**WHAT IS REQUIRED:** All of the records below should be output exactly.
───── EXTRACTED ENTRIES ─────
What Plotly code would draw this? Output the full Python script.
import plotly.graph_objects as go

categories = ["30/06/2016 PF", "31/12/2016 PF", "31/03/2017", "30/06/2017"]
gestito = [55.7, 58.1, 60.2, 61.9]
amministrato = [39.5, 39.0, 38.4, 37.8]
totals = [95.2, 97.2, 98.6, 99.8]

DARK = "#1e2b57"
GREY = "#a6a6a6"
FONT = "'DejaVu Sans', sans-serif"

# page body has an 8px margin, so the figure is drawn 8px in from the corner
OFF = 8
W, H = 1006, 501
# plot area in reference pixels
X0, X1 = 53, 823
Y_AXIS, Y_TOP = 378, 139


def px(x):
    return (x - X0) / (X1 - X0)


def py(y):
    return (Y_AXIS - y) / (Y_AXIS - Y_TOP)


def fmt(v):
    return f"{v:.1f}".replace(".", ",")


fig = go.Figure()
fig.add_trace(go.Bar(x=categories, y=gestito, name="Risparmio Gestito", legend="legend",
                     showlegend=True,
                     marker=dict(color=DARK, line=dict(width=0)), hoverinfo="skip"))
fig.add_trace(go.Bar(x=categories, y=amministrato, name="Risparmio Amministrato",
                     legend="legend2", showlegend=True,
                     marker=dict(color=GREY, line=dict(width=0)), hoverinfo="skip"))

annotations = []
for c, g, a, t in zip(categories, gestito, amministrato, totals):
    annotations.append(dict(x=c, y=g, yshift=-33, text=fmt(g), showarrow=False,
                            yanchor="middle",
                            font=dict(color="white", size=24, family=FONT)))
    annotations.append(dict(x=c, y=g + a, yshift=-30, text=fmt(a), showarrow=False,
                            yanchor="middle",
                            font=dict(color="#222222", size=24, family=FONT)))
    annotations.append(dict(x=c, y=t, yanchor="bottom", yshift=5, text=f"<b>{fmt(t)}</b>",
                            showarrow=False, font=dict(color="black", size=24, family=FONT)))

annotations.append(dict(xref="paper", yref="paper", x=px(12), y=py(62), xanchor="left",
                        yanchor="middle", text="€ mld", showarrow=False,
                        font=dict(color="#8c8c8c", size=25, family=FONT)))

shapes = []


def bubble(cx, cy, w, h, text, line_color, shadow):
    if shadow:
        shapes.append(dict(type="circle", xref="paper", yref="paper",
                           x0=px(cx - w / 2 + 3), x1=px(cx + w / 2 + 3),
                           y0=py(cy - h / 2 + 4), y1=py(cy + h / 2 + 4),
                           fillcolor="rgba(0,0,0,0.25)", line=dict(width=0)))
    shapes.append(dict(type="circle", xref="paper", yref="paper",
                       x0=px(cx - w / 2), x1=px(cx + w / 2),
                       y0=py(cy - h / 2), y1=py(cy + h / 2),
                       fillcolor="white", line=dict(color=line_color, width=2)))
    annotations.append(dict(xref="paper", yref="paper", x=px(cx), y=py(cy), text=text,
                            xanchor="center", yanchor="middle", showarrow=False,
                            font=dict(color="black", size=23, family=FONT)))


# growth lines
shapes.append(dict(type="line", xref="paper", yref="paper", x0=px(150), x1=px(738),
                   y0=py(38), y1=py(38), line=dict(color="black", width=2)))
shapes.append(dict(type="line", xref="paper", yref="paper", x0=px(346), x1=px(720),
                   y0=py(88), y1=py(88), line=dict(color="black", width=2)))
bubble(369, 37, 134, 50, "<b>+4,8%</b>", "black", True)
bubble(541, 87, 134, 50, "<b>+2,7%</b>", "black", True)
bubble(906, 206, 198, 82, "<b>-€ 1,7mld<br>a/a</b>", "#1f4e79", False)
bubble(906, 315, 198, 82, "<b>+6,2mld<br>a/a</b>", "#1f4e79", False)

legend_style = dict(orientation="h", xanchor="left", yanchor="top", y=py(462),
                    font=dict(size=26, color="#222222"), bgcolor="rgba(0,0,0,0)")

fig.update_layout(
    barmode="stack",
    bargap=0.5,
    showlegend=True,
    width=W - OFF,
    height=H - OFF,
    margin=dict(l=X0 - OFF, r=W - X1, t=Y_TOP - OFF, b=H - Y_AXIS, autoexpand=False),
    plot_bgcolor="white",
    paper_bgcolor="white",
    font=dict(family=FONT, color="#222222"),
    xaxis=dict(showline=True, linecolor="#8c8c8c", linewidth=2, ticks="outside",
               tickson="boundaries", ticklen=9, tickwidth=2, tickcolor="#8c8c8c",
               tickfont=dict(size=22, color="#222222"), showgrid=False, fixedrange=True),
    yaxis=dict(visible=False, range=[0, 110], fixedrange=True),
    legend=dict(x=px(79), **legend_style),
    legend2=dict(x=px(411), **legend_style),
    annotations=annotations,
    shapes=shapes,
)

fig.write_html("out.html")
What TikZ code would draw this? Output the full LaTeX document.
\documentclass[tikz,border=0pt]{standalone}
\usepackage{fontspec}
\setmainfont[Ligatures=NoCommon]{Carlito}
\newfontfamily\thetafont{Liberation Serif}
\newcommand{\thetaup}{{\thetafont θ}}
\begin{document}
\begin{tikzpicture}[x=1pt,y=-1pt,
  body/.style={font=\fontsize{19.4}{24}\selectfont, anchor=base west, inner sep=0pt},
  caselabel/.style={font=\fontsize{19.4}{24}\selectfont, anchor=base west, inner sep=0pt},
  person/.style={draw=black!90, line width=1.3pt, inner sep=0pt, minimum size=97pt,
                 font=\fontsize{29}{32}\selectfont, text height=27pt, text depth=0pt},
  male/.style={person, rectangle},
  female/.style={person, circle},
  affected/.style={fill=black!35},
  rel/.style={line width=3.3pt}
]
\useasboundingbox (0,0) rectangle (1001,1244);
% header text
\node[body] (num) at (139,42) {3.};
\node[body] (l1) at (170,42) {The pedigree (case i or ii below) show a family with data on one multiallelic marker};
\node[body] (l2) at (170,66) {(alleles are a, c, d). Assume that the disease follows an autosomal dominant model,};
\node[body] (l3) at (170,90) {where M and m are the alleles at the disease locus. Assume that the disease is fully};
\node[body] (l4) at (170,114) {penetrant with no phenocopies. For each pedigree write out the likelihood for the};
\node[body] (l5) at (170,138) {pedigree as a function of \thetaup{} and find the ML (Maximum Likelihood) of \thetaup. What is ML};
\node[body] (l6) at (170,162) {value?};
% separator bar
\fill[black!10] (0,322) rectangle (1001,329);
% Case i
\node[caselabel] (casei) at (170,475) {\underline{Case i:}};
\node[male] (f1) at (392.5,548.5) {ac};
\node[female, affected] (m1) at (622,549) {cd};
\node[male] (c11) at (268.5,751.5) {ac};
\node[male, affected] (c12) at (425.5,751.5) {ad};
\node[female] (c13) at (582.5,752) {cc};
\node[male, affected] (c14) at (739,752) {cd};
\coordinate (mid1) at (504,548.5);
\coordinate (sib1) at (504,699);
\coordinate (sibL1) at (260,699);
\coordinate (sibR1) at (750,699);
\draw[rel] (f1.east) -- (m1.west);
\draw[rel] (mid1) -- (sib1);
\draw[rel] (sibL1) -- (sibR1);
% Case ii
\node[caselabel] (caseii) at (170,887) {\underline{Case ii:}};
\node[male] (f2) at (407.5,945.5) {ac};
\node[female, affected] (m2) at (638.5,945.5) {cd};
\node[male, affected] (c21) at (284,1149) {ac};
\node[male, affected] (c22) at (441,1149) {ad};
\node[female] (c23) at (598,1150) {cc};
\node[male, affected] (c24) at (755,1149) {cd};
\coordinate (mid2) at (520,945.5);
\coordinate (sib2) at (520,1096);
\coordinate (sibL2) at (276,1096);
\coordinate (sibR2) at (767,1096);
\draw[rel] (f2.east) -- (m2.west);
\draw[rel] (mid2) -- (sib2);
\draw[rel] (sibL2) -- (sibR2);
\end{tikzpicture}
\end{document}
─────
**FINISHED ANSWER:**
What Plotly code would draw this? Output the full Python script.
import plotly.graph_objects as go

categories = ["30/06/2016 PF", "31/12/2016 PF", "31/03/2017", "30/06/2017"]
gestito = [55.7, 58.1, 60.2, 61.9]
amministrato = [39.5, 39.0, 38.4, 37.8]
totals = [95.2, 97.2, 98.6, 99.8]

DARK = "#1e2b57"
GREY = "#a6a6a6"
FONT = "'DejaVu Sans', sans-serif"

# page body has an 8px margin, so the figure is drawn 8px in from the corner
OFF = 8
W, H = 1006, 501
# plot area in reference pixels
X0, X1 = 53, 823
Y_AXIS, Y_TOP = 378, 139


def px(x):
    return (x - X0) / (X1 - X0)


def py(y):
    return (Y_AXIS - y) / (Y_AXIS - Y_TOP)


def fmt(v):
    return f"{v:.1f}".replace(".", ",")


fig = go.Figure()
fig.add_trace(go.Bar(x=categories, y=gestito, name="Risparmio Gestito", legend="legend",
                     showlegend=True,
                     marker=dict(color=DARK, line=dict(width=0)), hoverinfo="skip"))
fig.add_trace(go.Bar(x=categories, y=amministrato, name="Risparmio Amministrato",
                     legend="legend2", showlegend=True,
                     marker=dict(color=GREY, line=dict(width=0)), hoverinfo="skip"))

annotations = []
for c, g, a, t in zip(categories, gestito, amministrato, totals):
    annotations.append(dict(x=c, y=g, yshift=-33, text=fmt(g), showarrow=False,
                            yanchor="middle",
                            font=dict(color="white", size=24, family=FONT)))
    annotations.append(dict(x=c, y=g + a, yshift=-30, text=fmt(a), showarrow=False,
                            yanchor="middle",
                            font=dict(color="#222222", size=24, family=FONT)))
    annotations.append(dict(x=c, y=t, yanchor="bottom", yshift=5, text=f"<b>{fmt(t)}</b>",
                            showarrow=False, font=dict(color="black", size=24, family=FONT)))

annotations.append(dict(xref="paper", yref="paper", x=px(12), y=py(62), xanchor="left",
                        yanchor="middle", text="€ mld", showarrow=False,
                        font=dict(color="#8c8c8c", size=25, family=FONT)))

shapes = []


def bubble(cx, cy, w, h, text, line_color, shadow):
    if shadow:
        shapes.append(dict(type="circle", xref="paper", yref="paper",
                           x0=px(cx - w / 2 + 3), x1=px(cx + w / 2 + 3),
                           y0=py(cy - h / 2 + 4), y1=py(cy + h / 2 + 4),
                           fillcolor="rgba(0,0,0,0.25)", line=dict(width=0)))
    shapes.append(dict(type="circle", xref="paper", yref="paper",
                       x0=px(cx - w / 2), x1=px(cx + w / 2),
                       y0=py(cy - h / 2), y1=py(cy + h / 2),
                       fillcolor="white", line=dict(color=line_color, width=2)))
    annotations.append(dict(xref="paper", yref="paper", x=px(cx), y=py(cy), text=text,
                            xanchor="center", yanchor="middle", showarrow=False,
                            font=dict(color="black", size=23, family=FONT)))


# growth lines
shapes.append(dict(type="line", xref="paper", yref="paper", x0=px(150), x1=px(738),
                   y0=py(38), y1=py(38), line=dict(color="black", width=2)))
shapes.append(dict(type="line", xref="paper", yref="paper", x0=px(346), x1=px(720),
                   y0=py(88), y1=py(88), line=dict(color="black", width=2)))
bubble(369, 37, 134, 50, "<b>+4,8%</b>", "black", True)
bubble(541, 87, 134, 50, "<b>+2,7%</b>", "black", True)
bubble(906, 206, 198, 82, "<b>-€ 1,7mld<br>a/a</b>", "#1f4e79", False)
bubble(906, 315, 198, 82, "<b>+6,2mld<br>a/a</b>", "#1f4e79", False)

legend_style = dict(orientation="h", xanchor="left", yanchor="top", y=py(462),
                    font=dict(size=26, color="#222222"), bgcolor="rgba(0,0,0,0)")

fig.update_layout(
    barmode="stack",
    bargap=0.5,
    showlegend=True,
    width=W - OFF,
    height=H - OFF,
    margin=dict(l=X0 - OFF, r=W - X1, t=Y_TOP - OFF, b=H - Y_AXIS, autoexpand=False),
    plot_bgcolor="white",
    paper_bgcolor="white",
    font=dict(family=FONT, color="#222222"),
    xaxis=dict(showline=True, linecolor="#8c8c8c", linewidth=2, ticks="outside",
               tickson="boundaries", ticklen=9, tickwidth=2, tickcolor="#8c8c8c",
               tickfont=dict(size=22, color="#222222"), showgrid=False, fixedrange=True),
    yaxis=dict(visible=False, range=[0, 110], fixedrange=True),
    legend=dict(x=px(79), **legend_style),
    legend2=dict(x=px(411), **legend_style),
    annotations=annotations,
    shapes=shapes,
)

fig.write_html("out.html")
What TikZ code would draw this? Output the full LaTeX document.
\documentclass[tikz,border=0pt]{standalone}
\usepackage{fontspec}
\setmainfont[Ligatures=NoCommon]{Carlito}
\newfontfamily\thetafont{Liberation Serif}
\newcommand{\thetaup}{{\thetafont θ}}
\begin{document}
\begin{tikzpicture}[x=1pt,y=-1pt,
  body/.style={font=\fontsize{19.4}{24}\selectfont, anchor=base west, inner sep=0pt},
  caselabel/.style={font=\fontsize{19.4}{24}\selectfont, anchor=base west, inner sep=0pt},
  person/.style={draw=black!90, line width=1.3pt, inner sep=0pt, minimum size=97pt,
                 font=\fontsize{29}{32}\selectfont, text height=27pt, text depth=0pt},
  male/.style={person, rectangle},
  female/.style={person, circle},
  affected/.style={fill=black!35},
  rel/.style={line width=3.3pt}
]
\useasboundingbox (0,0) rectangle (1001,1244);
% header text
\node[body] (num) at (139,42) {3.};
\node[body] (l1) at (170,42) {The pedigree (case i or ii below) show a family with data on one multiallelic marker};
\node[body] (l2) at (170,66) {(alleles are a, c, d). Assume that the disease follows an autosomal dominant model,};
\node[body] (l3) at (170,90) {where M and m are the alleles at the disease locus. Assume that the disease is fully};
\node[body] (l4) at (170,114) {penetrant with no phenocopies. For each pedigree write out the likelihood for the};
\node[body] (l5) at (170,138) {pedigree as a function of \thetaup{} and find the ML (Maximum Likelihood) of \thetaup. What is ML};
\node[body] (l6) at (170,162) {value?};
% separator bar
\fill[black!10] (0,322) rectangle (1001,329);
% Case i
\node[caselabel] (casei) at (170,475) {\underline{Case i:}};
\node[male] (f1) at (392.5,548.5) {ac};
\node[female, affected] (m1) at (622,549) {cd};
\node[male] (c11) at (268.5,751.5) {ac};
\node[male, affected] (c12) at (425.5,751.5) {ad};
\node[female] (c13) at (582.5,752) {cc};
\node[male, affected] (c14) at (739,752) {cd};
\coordinate (mid1) at (504,548.5);
\coordinate (sib1) at (504,699);
\coordinate (sibL1) at (260,699);
\coordinate (sibR1) at (750,699);
\draw[rel] (f1.east) -- (m1.west);
\draw[rel] (mid1) -- (sib1);
\draw[rel] (sibL1) -- (sibR1);
% Case ii
\node[caselabel] (caseii) at (170,887) {\underline{Case ii:}};
\node[male] (f2) at (407.5,945.5) {ac};
\node[female, affected] (m2) at (638.5,945.5) {cd};
\node[male, affected] (c21) at (284,1149) {ac};
\node[male, affected] (c22) at (441,1149) {ad};
\node[female] (c23) at (598,1150) {cc};
\node[male, affected] (c24) at (755,1149) {cd};
\coordinate (mid2) at (520,945.5);
\coordinate (sib2) at (520,1096);
\coordinate (sibL2) at (276,1096);
\coordinate (sibR2) at (767,1096);
\draw[rel] (f2.east) -- (m2.west);
\draw[rel] (mid2) -- (sib2);
\draw[rel] (sibL2) -- (sibR2);
\end{tikzpicture}
\end{document}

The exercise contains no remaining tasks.